Usually I just preach on one reading, takes less brainpower.  But today the Exodus reading just jumps out at you.  The Israelites, they’re on the run out of Egypt – they’re halfway across the Nullabor Plain and Moses and Aaron are in the front seat, and the kids are fighting in the back seat, and the whole time they’re saying ‘are we there yet?  … He won’t share! … Can we stop for a drink?’  They are afraid they’re not going to get what they need.

But God gives them what they need, what they need is bread, just enough for today, and that’s what God gives them.  What they want is another thing, and they start trying to save it up, maybe open up a little manna shop, except if you keep it overnight it goes off, even in the fridge.  You just get enough.

So here’s the difference between us and God – we’re focussed on what we want, and on what we deserve.  ‘Give us what we deserve!’ -  do you mind if I rephrase that?  ‘I’ll tell you what I deserve.  Give me that.’

But God doesn’t give them what they want – only what they need.  Why?  Because in God’s economy – in God’s scheme of things – what human beings are created for is to want God.  What human beings are created to rely on – is God.  Stashing a few kilos of manna behind the hump of your camel, means not being quite convinced that God’s promises are reliable.  That’s the point.  God doesn’t give me what I deserve.  Just as well, too.  God gives me what I need.  That’s why it’s in the prayer – word for word - give us today the bread we need for today.

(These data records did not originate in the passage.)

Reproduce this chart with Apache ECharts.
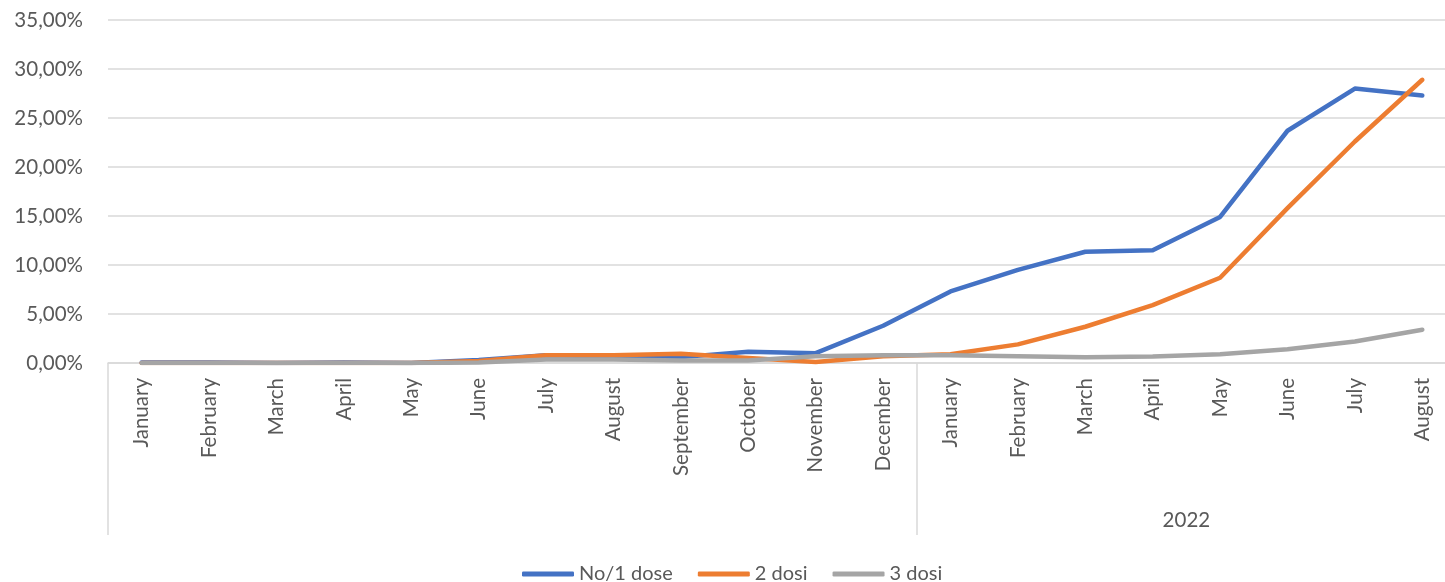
<!DOCTYPE html>
<html>
<head>
<meta charset="utf-8">
<script src="https://cdn.jsdelivr.net/npm/echarts@6/dist/echarts.min.js"></script>
<style>
html,body{margin:0;padding:0;background:#fff;overflow:hidden;width:1445px;height:582px;}
#chart{width:1460px;height:582px;}
</style>
</head>
<body>
<div id="chart"></div>
<script>
// Categories (months, two years)
const months = ['January','February','March','April','May','June','July','August','September','October','November','December',
                'January','February','March','April','May','June','July','August'];
// Year groups: label and number of months in group
const yearLabels = ['', '2022'];
const yearSpans = [12, 8];
// Y-axis ticks (percent)
const yTicks = [0, 5, 10, 15, 20, 25, 30, 35];
// Series values (percent)
const seriesNames = ['No/1 dose', '2 dosi', '3 dosi'];
const dose1 = [0.05, 0.05, 0.0, 0.05, 0.0, 0.3, 0.8, 0.7, 0.6, 1.15, 1.0, 3.8, 7.3, 9.5, 11.35, 11.5, 14.9, 23.7, 28.0, 27.3];
const dose2 = [0.0, 0.0, 0.0, 0.0, 0.0, 0.2, 0.8, 0.8, 0.95, 0.5, 0.1, 0.7, 0.9, 1.9, 3.7, 5.9, 8.7, 15.8, 22.6, 28.9];
const dose3 = [0.0, 0.0, 0.0, 0.0, 0.0, 0.05, 0.35, 0.35, 0.25, 0.25, 0.7, 0.8, 0.8, 0.7, 0.58, 0.66, 0.9, 1.4, 2.2, 3.4];

const colors = ['#4472C4', '#ED7D31', '#A5A5A5'];
const font = 'Lato, "Open Sans", sans-serif';
const textColor = '#595959';
const gridColor = '#D9D9D9';

// group boundaries and centres on a 0..N value scale
const bounds = [0];
yearSpans.forEach(s => bounds.push(bounds[bounds.length - 1] + s));
const centres = yearSpans.map((s, i) => bounds[i] + s / 2);

const chart = echarts.init(document.getElementById('chart'));
const mk = (name, data, color) => ({
  name, type: 'line', data, symbol: 'none', xAxisIndex: 0,
  lineStyle: { color, width: 4.5, cap: 'round', join: 'round' },
  itemStyle: { color }
});
chart.setOption({
  animation: false,
  color: colors,
  grid: { left: 108, top: 20, width: 1348, height: 343, containLabel: false },
  legend: {
    top: 559, left: 517,
    icon: 'roundRect', itemWidth: 52, itemHeight: 5, itemGap: 25,
    textStyle: { color: textColor, fontSize: 20, fontFamily: font },
    data: seriesNames
  },
  xAxis: [{
    type: 'category', data: months, boundaryGap: true,
    axisLine: { show: true, lineStyle: { color: gridColor, width: 1.5 } },
    axisTick: { show: false },
    axisLabel: { rotate: 90, margin: 15, color: textColor, fontSize: 20.5, fontFamily: font, interval: 0 }
  }, {
    type: 'value', position: 'bottom', min: 0, max: months.length,
    axisLine: { show: false },
    splitLine: { show: false },
    axisTick: { show: true, customValues: bounds, length: 172, inside: false, lineStyle: { color: gridColor, width: 1.5 } },
    axisLabel: {
      show: true, customValues: centres, margin: 147, color: textColor, fontSize: 20.5, fontFamily: font,
      formatter: v => { const i = centres.indexOf(v); return i >= 0 ? yearLabels[i] : ''; }
    }
  }],
  yAxis: {
    type: 'value', min: yTicks[0], max: yTicks[yTicks.length - 1], interval: yTicks[1] - yTicks[0],
    axisLine: { show: false }, axisTick: { show: false },
    splitLine: { lineStyle: { color: gridColor, width: 1.5 } },
    axisLabel: { margin: 25, color: textColor, fontSize: 20.5, fontFamily: font,
      formatter: v => v.toFixed(2).replace('.', ',') + '%' }
  },
  series: [mk(seriesNames[0], dose1, colors[0]), mk(seriesNames[1], dose2, colors[1]), mk(seriesNames[2], dose3, colors[2])]
});
</script>
</body>
</html>
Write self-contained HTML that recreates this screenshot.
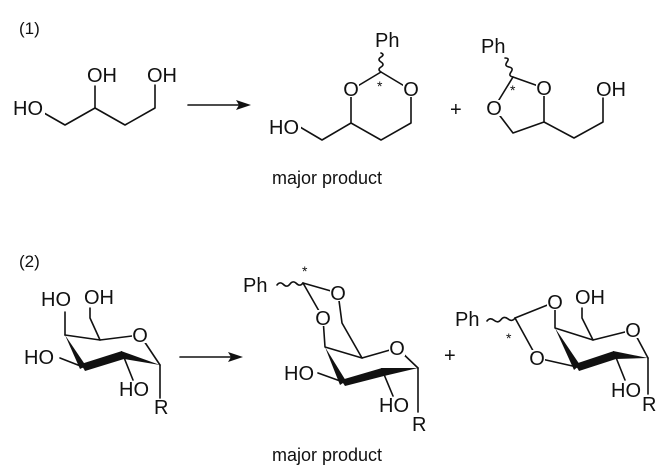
<!DOCTYPE html>
<html><head><meta charset="utf-8"><style>
html,body{margin:0;padding:0;background:#fff}
svg{display:block}
text{font-family:"Liberation Sans",sans-serif;font-size:20px;fill:#111}
.a{text-anchor:middle}
.l{stroke:#111;stroke-width:1.6;fill:none;stroke-linejoin:round;stroke-linecap:round}
.w{fill:#fff}
</style></head><body>
<svg width="667" height="474" viewBox="0 0 667 474" xmlns="http://www.w3.org/2000/svg">
<!-- (1) -->
<text x="19" y="34" style="font-size:17px">(1)</text>
<polyline class="l" points="44,113 65,125 95,108 125,125 155,108 155,85"/>
<line class="l" x1="95" y1="108" x2="95" y2="86"/>
<rect class="w" x="12" y="100" width="33" height="16"/><text class="a" x="28" y="115">HO</text>
<rect class="w" x="86" y="67" width="33" height="16"/><text class="a" x="102" y="82">OH</text>
<rect class="w" x="146" y="67" width="33" height="16"/><text class="a" x="162" y="82">OH</text>
<line class="l" x1="188" y1="105" x2="240" y2="105"/>
<polygon points="251,105 236,100 239,105 236,110" fill="#111"/>

<!-- product 1a -->
<polyline class="l" points="300,127 322,140 351,123 351,90 381,72 411,90 411,123 381,140 351,123"/>
<path class="l" d="M381,72 q-4,-2.5 0,-5 t0,-5 t0,-5 t0,-4"/>
<rect class="w" x="268" y="119" width="33" height="16"/><text class="a" x="284" y="134">HO</text>
<rect class="w" x="343" y="81" width="16" height="16"/><text class="a" x="351" y="96">O</text>
<rect class="w" x="403" y="81" width="16" height="16"/><text class="a" x="411" y="96">O</text>
<text x="375" y="47">Ph</text>
<text x="377" y="91" style="font-size:14px">*</text>
<text x="450" y="116">+</text>

<!-- product 1b -->
<polyline class="l" points="494,108 513,77 544,88 544,122 513,133 494,108"/>
<polyline class="l" points="544,122 574,138 603,122 603,98"/>
<path class="l" d="M513,77 q-5,-1 -2,-5 t-2,-5 t-2,-5 t-2,-4"/>
<rect class="w" x="486" y="100" width="16" height="16"/><text class="a" x="494" y="115">O</text>
<rect class="w" x="536" y="80" width="16" height="16"/><text class="a" x="544" y="95">O</text>
<rect class="w" x="595" y="81" width="33" height="16"/><text class="a" x="611" y="96">OH</text>
<text x="481" y="53">Ph</text>
<text x="510" y="95" style="font-size:14px">*</text>
<text x="272" y="184" style="font-size:18px">major product</text>

<!-- (2) -->
<text x="19" y="267" style="font-size:17px">(2)</text>
<polyline class="l" points="65,335 100,340 140,335 160,365"/>
<polyline class="l" points="100,340 90,318 90,308"/>
<line class="l" x1="65" y1="335" x2="65" y2="312"/>
<line class="l" x1="83" y1="367" x2="60" y2="358"/>
<line class="l" x1="123" y1="355" x2="133" y2="380"/>
<line class="l" x1="160" y1="365" x2="160" y2="398"/>
<polygon points="65,335 80,369 86,366" fill="#111"/>
<polygon points="81,364 122,351 124,359 85,371" fill="#111"/>
<polygon points="121,351 160,365 124,359" fill="#111"/>
<rect class="w" x="132" y="327" width="16" height="16"/><text class="a" x="140" y="342">O</text>
<rect class="w" x="40" y="291" width="33" height="16"/><text class="a" x="56" y="306">HO</text>
<rect class="w" x="83" y="289" width="33" height="16"/><text class="a" x="99" y="304">OH</text>
<rect class="w" x="23" y="349" width="33" height="16"/><text class="a" x="39" y="364">HO</text>
<rect class="w" x="118" y="381" width="33" height="16"/><text class="a" x="134" y="396">HO</text>
<text x="154" y="414">R</text>
<line class="l" x1="180" y1="357" x2="232" y2="357"/>
<polygon points="243,357 228,352 231,357 228,362" fill="#111"/>

<!-- product 2a -->
<polyline class="l" points="303,283 338,293 342,323 362,358 397,348 418,368"/>
<polyline class="l" points="303,283 323,318 325,347 362,358"/>
<line class="l" x1="343" y1="382" x2="318" y2="373"/>
<line class="l" x1="383" y1="372" x2="393" y2="396"/>
<line class="l" x1="418" y1="368" x2="418" y2="412"/>
<polygon points="325,347 340,385 346,381" fill="#111"/>
<polygon points="341,380 382,368 384,376 345,386" fill="#111"/>
<polygon points="381,368 418,368 384,376" fill="#111"/>
<path class="l" d="M277,285 q3,-4 6.5,-0.5 t6.5,-0.5 t6.5,-0.5 t6.5,-0.5"/>
<rect class="w" x="330" y="285" width="16" height="16"/><text class="a" x="338" y="300">O</text>
<rect class="w" x="315" y="310" width="16" height="16"/><text class="a" x="323" y="325">O</text>
<rect class="w" x="389" y="340" width="16" height="16"/><text class="a" x="397" y="355">O</text>
<text x="243" y="292">Ph</text>
<text x="302" y="276" style="font-size:14px">*</text>
<rect class="w" x="283" y="365" width="33" height="16"/><text class="a" x="299" y="380">HO</text>
<rect class="w" x="378" y="397" width="33" height="16"/><text class="a" x="394" y="412">HO</text>
<text x="412" y="431">R</text>
<text x="272" y="461" style="font-size:18px">major product</text>
<text x="444" y="362">+</text>

<!-- product 2b -->
<polyline class="l" points="515,318 555,302 555,328 593,340 633,330 648,358"/>
<polyline class="l" points="515,318 537,358 577,367"/>
<polyline class="l" points="593,340 582,318 582,308"/>
<line class="l" x1="615" y1="355" x2="625" y2="380"/>
<line class="l" x1="648" y1="358" x2="648" y2="394"/>
<polygon points="555,328 574,370 580,365" fill="#111"/>
<polygon points="575,364 614,351 616,359 579,371" fill="#111"/>
<polygon points="613,351 648,358 616,359" fill="#111"/>
<path class="l" d="M487,321 q3,-4 7,-0.7 t7,-0.7 t7,-0.7 t7,-0.7"/>
<rect class="w" x="547" y="294" width="16" height="16"/><text class="a" x="555" y="309">O</text>
<rect class="w" x="529" y="350" width="16" height="16"/><text class="a" x="537" y="365">O</text>
<rect class="w" x="625" y="322" width="16" height="16"/><text class="a" x="633" y="337">O</text>
<text x="455" y="326">Ph</text>
<text x="506" y="343" style="font-size:14px">*</text>
<rect class="w" x="574" y="289" width="33" height="16"/><text class="a" x="590" y="304">OH</text>
<rect class="w" x="610" y="382" width="33" height="16"/><text class="a" x="626" y="397">HO</text>
<text x="642" y="411">R</text>
</svg>
</body></html>
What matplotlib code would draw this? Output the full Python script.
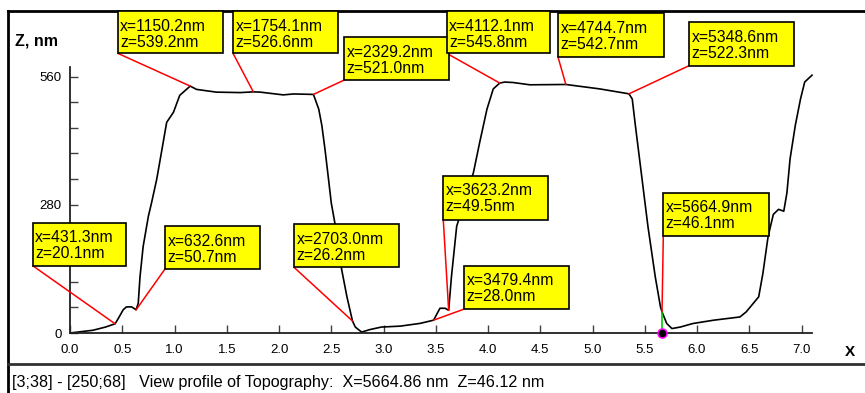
import matplotlib
matplotlib.use("Agg")
import matplotlib.pyplot as plt
from matplotlib.patches import Rectangle
from matplotlib.lines import Line2D
from matplotlib.ticker import FixedLocator, MultipleLocator, FormatStrFormatter

# ---------------- data ----------------
profile_x_um = [0.00, 0.22, 0.34, 0.4313, 0.46, 0.51, 0.54, 0.59, 0.6326, 0.653, 0.67, 0.70,
                0.75, 0.78, 0.83, 0.88, 0.925, 0.99, 1.05, 1.1502, 1.21, 1.40, 1.63, 1.7541,
                1.82, 2.04, 2.14, 2.3292, 2.38, 2.41, 2.44, 2.47, 2.50, 2.54, 2.60, 2.65,
                2.7030, 2.73, 2.79, 2.87, 2.98, 3.16, 3.35, 3.4794, 3.54, 3.59, 3.6232, 3.65,
                3.70, 3.86, 3.92, 3.99, 4.05, 4.1121, 4.16, 4.24, 4.40, 4.7447, 5.07, 5.3486,
                5.38, 5.41, 5.47, 5.53, 5.60, 5.65, 5.6649, 5.71, 5.76, 5.84, 5.96, 6.16,
                6.41, 6.47, 6.59, 6.63, 6.68, 6.73, 6.78, 6.83, 6.86, 6.89, 6.94, 6.99,
                7.03, 7.10]
profile_z_nm = [0, 6, 13, 20.1, 31, 51, 57, 57, 50.7, 65, 123, 189,
                255, 284, 336, 401, 460, 482, 519, 539.2, 532, 526, 525, 526.6,
                526, 520, 522, 521.0, 489, 453, 401, 343, 284, 233, 138, 79,
                26.2, 13, 2, 7.5, 13, 15, 21, 28.0, 54, 54, 49.5, 123,
                233, 350, 416, 489, 533, 545.8, 548, 547, 542, 542.7, 533, 522.3,
                511, 453, 343, 233, 123, 57, 46.1, 20.7, 9.7, 13, 20.7, 28,
                35, 46, 79, 130, 211, 259, 270, 266, 306, 380, 453, 511,
                548, 563]

ann_x_nm = [431.3, 632.6, 1150.2, 1754.1, 2329.2, 2703.0, 3479.4, 3623.2,
            4112.1, 4744.7, 5348.6, 5664.9]
ann_z_nm = [20.1, 50.7, 539.2, 526.6, 521.0, 26.2, 28.0, 49.5,
            545.8, 542.7, 522.3, 46.1]

x_ticks = [0.0, 0.5, 1.0, 1.5, 2.0, 2.5, 3.0, 3.5, 4.0, 4.5, 5.0, 5.5, 6.0, 6.5, 7.0]
y_ticks = [0, 280, 560]

cursor_x_um = 5.6649
status_text = "[3;38] - [250;68]   View profile of Topography:  X=5664.86 nm  Z=46.12 nm"

# box layout (left, top, right, bottom) in figure pixels, same order as annotations
box_px = [(32.7, 222.7, 126.0, 265.7), (165.0, 226.0, 259.7, 269.0),
          (117.7, 11.0, 222.7, 53.3), (233.0, 11.0, 338.0, 53.3),
          (344.3, 37.3, 449.0, 80.0), (294.0, 224.3, 399.0, 267.3),
          (464.3, 265.7, 569.3, 309.0), (443.3, 175.7, 548.3, 220.0),
          (446.7, 11.0, 550.0, 53.3), (558.0, 13.3, 664.0, 57.0),
          (689.0, 22.3, 794.3, 65.7), (663.3, 192.7, 769.0, 236.0)]

# ---------------- figure ----------------
W, H = 865, 393
plt.rcParams['font.family'] = ['Liberation Sans', 'DejaVu Sans']
fig = plt.figure(figsize=(W / 100, H / 100), dpi=100)
fig.patch.set_facecolor('white')


def ff(px, py):
    return (px / W, 1 - py / H)


ax_l, ax_r, ax_t, ax_b = 70, 812, 67.4, 333
ax = fig.add_axes([ax_l / W, 1 - ax_b / H, (ax_r - ax_l) / W, (ax_b - ax_t) / H])
ax.set_xlim(0, 7.1)
ax.set_ylim(0, 580)
ax.patch.set_alpha(0)

for s in ['top', 'right']:
    ax.spines[s].set_visible(False)
for s in ['left', 'bottom']:
    ax.spines[s].set_linewidth(1.3)
    ax.spines[s].set_color('#202020')

ax.xaxis.set_major_locator(FixedLocator(x_ticks))
ax.xaxis.set_major_formatter(FormatStrFormatter('%.1f'))
ax.yaxis.set_major_locator(FixedLocator(y_ticks))
ax.yaxis.set_major_formatter(FormatStrFormatter('%d'))
ax.yaxis.set_minor_locator(MultipleLocator(56))
ax.tick_params(axis='x', direction='in', length=6, width=1, color='#404040',
               labelsize=9.5, pad=8)
ax.tick_params(axis='y', which='both', direction='in', length=6, width=1,
               color='#404040', labelsize=9.5, pad=6)

# profile line
ax.plot(profile_x_um, profile_z_nm, color='black', lw=1.2, clip_on=False, zorder=2)

# annotation leaders
for i, (xn, zn) in enumerate(zip(ann_x_nm, ann_z_nm)):
    l, t, r, b = box_px[i]
    xu = xn / 1000.0
    if i == len(ann_x_nm) - 1:
        ax.plot([xu, xu], [0, zn], color='#00cc00', lw=1.2, clip_on=False, zorder=3)
    ax.annotate('', xy=(xu, zn), xycoords='data', xytext=ff(l, b),
                textcoords='figure fraction',
                arrowprops=dict(arrowstyle='-', color='red', lw=1.1,
                                shrinkA=0, shrinkB=0), zorder=3)

# cursor marker
ax.plot([cursor_x_um], [0], marker='o', ms=6.5, mfc='black', mec='#ff00ff', mew=1.1,
        clip_on=False, zorder=5)

# boxes with text
for i, (xn, zn) in enumerate(zip(ann_x_nm, ann_z_nm)):
    l, t, r, b = box_px[i]
    x0, y0 = ff(l, b)
    rect = Rectangle((x0, y0), (r - l) / W, (b - t) / H, transform=fig.transFigure,
                     facecolor='#ffff00', edgecolor='black', lw=1.2, zorder=10)
    fig.add_artist(rect)
    fig.text(*ff(l + 2.5, t + 19.7), f"x={xn:.1f}nm", fontsize=11.3, ha='left',
             va='baseline', color='black', zorder=11)
    fig.text(*ff(l + 2.5, t + 35.7), f"z={zn:.1f}nm", fontsize=11.3, ha='left',
             va='baseline', color='black', zorder=11)

# axis titles
fig.text(*ff(15, 45), "Z, nm", fontsize=11.5, fontweight='bold', ha='left', va='baseline')
fig.text(*ff(845, 356), "X", fontsize=11, fontweight='bold', ha='left', va='baseline')

# frame lines
frame_kw = dict(color='black', lw=2, transform=fig.transFigure)
fig.add_artist(Line2D([8 / W, 1.0], [1 - 10.7 / H, 1 - 10.7 / H], **frame_kw))
fig.add_artist(Line2D([8 / W, 8 / W], [1 - 10.7 / H, 0.0], **frame_kw))
fig.add_artist(Line2D([8 / W, 1.0], [1 - 364 / H, 1 - 364 / H], color='#303030', lw=2,
                      transform=fig.transFigure))

# status bar
fig.text(*ff(12, 387), status_text, fontsize=11.6, ha='left', va='baseline', color='black')

fig.savefig("out.png", dpi=100, facecolor='white')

Yes, but.  A few people still don’t seem to be getting it though, do they?  Where’s God when you need him, when at last you’ve worked out just what he is and isn’t promising.  When’s the next delivery of bread in Dafur, how many of the necessities of life got delivered last New Year’s Day in West Sumatra?  Because just think about the story – at 5 o’clock in the afternoon, just an hour before knockoff time at sunset, the only ones left at Centrelink are the lame and the sick.  The old, the blind, foreigners that nobody trusts.  They’re not getting the bread they need today, and even now in 2005, they still don’t seem to be.  The poor miss out, the old and the sick miss out in real life.  But not in Jesus’ story, not in the way God looks at things.  You know very well the rich still get richer in the world we live in, even in spite of parables.  It’s like Jesus’ parable about the man that went our and planted weeds in his back paddock.  It’s topsy-turvy, and why’s that?  Because Jesus is telling us that in heaven things are going to be different?  Oh, yes they are, too, because of all that remains a mystery to us the one thing we know for certain is that in heaven God’s way of looking at things is the only one there is.  But that’s not the only reason.  If it was, I couldn’t look you in the face and tell you that injustice and inequality has to wait until after the next life to get made right.  That’s not what the God who creates and who loves us intends.  The mustard seed kingdom that Jesus keeps talking about, over and over – is God’s topsy-turvy perspective that keeps on peeping around the corners of the world we live in, that keeps breaking in right where you know there shouldn’t be a single crack it could have got in.  It’s the life force, the irrepressible stuff that can only mean the Holy Spirit’s in town, and Jesus says, ‘I have a dream!  The ones that always miss out – they’re not going to miss out any more!  Everyone gets enough!  I dare you to believe me!’  And you say, ‘I’d like to, but I don’t quite see …’  And then he looks at you and says, ‘well, how many bread rolls have you got there?  Any you’re not using today?’  You lose concentration for a second, just for a moment you forget how much you dislike door-to-door salesmen, and you put a bread roll into somebody’s empty hands.  That’s all it takes.  The kingdom of God has just broken in.